Whichever way, it will cost students a tidy sum if they want to insure their much-loved belongings comprehensively. Some students may consider this an unnecessary expense but they have to ask honestly assess themselves and their situation to see whether they need that extra cover – and have a back-up, should the very worst thing happen.
My extra home insurance tips
1) If you are clumsy, face up to it
I’m afraid I can’t offer a magic solution to all you heavy-handed students (though I have heard that playing musical instruments, dancing and general exercise help with co-ordination!)
But when it comes to insurance, it will cost you more to protect against your own clumsiness, not just malicious theft. Without accidental damage cover, students are only protecting themselves in case their belongings are stolen – and insurers will only pay out if there are signs of forced entry at the scene of the crime. This brings me to my next question…
2) Always lock up your room and insist on secure accommodation
If you live in halls of residence, it is very easy to leave your door unlocked or even open (a la Friends), in order to welcome your fellow students round. Student halls can feel very safe and communal – and they are, for the most part. But this can lure students into a false sense of security – their belongings are not 100% safe from anyone. And don’t forget; unscrupulous thieves can target your accommodation in the hope that a dopey student and his valuable belongings are easily parted.
If a rogue student or outsider can gain access to your room simply by opening the door and grabbing whatever is there, you are more likely to be burgled than if you lock up your room and shut your windows properly whenever you go out – even if you are nipping to the laundrette or library. You may even question whether you need insurance if you are security-conscious enough – student halls can be very safe places to live if you take the right precautions.
If you live in shared accommodation outside of campus, it is a slightly different matter. You are out in the big bad world, not in the ivory towers of student halls, and you should make sure that there are substantial locks on the front door and all the windows, plus an effective burglar alarm. Having a lock on the door of your rented room is advisable, and might be worth investing in. Check with your landlord and always look out for ultra-secure properties when scouting for accommodation, particularly since student digs can be in rough parts of the town.

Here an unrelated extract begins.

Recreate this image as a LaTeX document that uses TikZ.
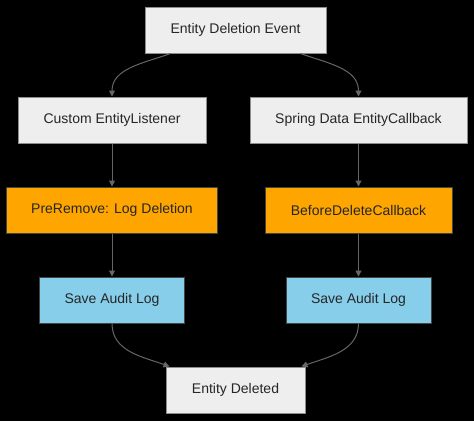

It might even be a good idea to get a small cupboard or set of drawers that can be locked up, particularly if you can’t get a lock on your door – put your laptop in there for peace of mind whenever you go out.
3) Don’t take ultra-valuable things away with you
According to recent research, students are taking valuables worth over two grand to university – that is an astonishing figure. It is understandable that students want to bring a laptop and/or a desktop computer with them, but is it really necessary for 4% of students to have an iPad or tablet during term-time?
Unless they are prepared to insure them, this is verging on madness, considering these could attract thieves like moths to a flame and will cost at least £300/400 to replace if they got damaged or broken. Save it as a treat for when you get home.
It is a similar story with valuable jewellery, like birthday presents from your friends and family which can have huge sentimental value and perhaps be irreplaceable, insurance or no insurance. My mum has always said to me “only take things that you don’t mind losing” – leave the Tiffanys at home and break out the Claires Accessories.
Musical instruments – now I can understand why people would bring these to college. But might it be worth investigating musical instrument insurance? These bad boys can be worth hundreds, if not thousands of pounds but they wouldn’t necessarily be covered by regular student insurance anyway.
4) Back up your work at least once a term
Save your work on an external hard drive at least one a term, possibly more frequently towards exam periods. Your laptop is replaceable but your work isn’t. Losing that could prove catastrophic.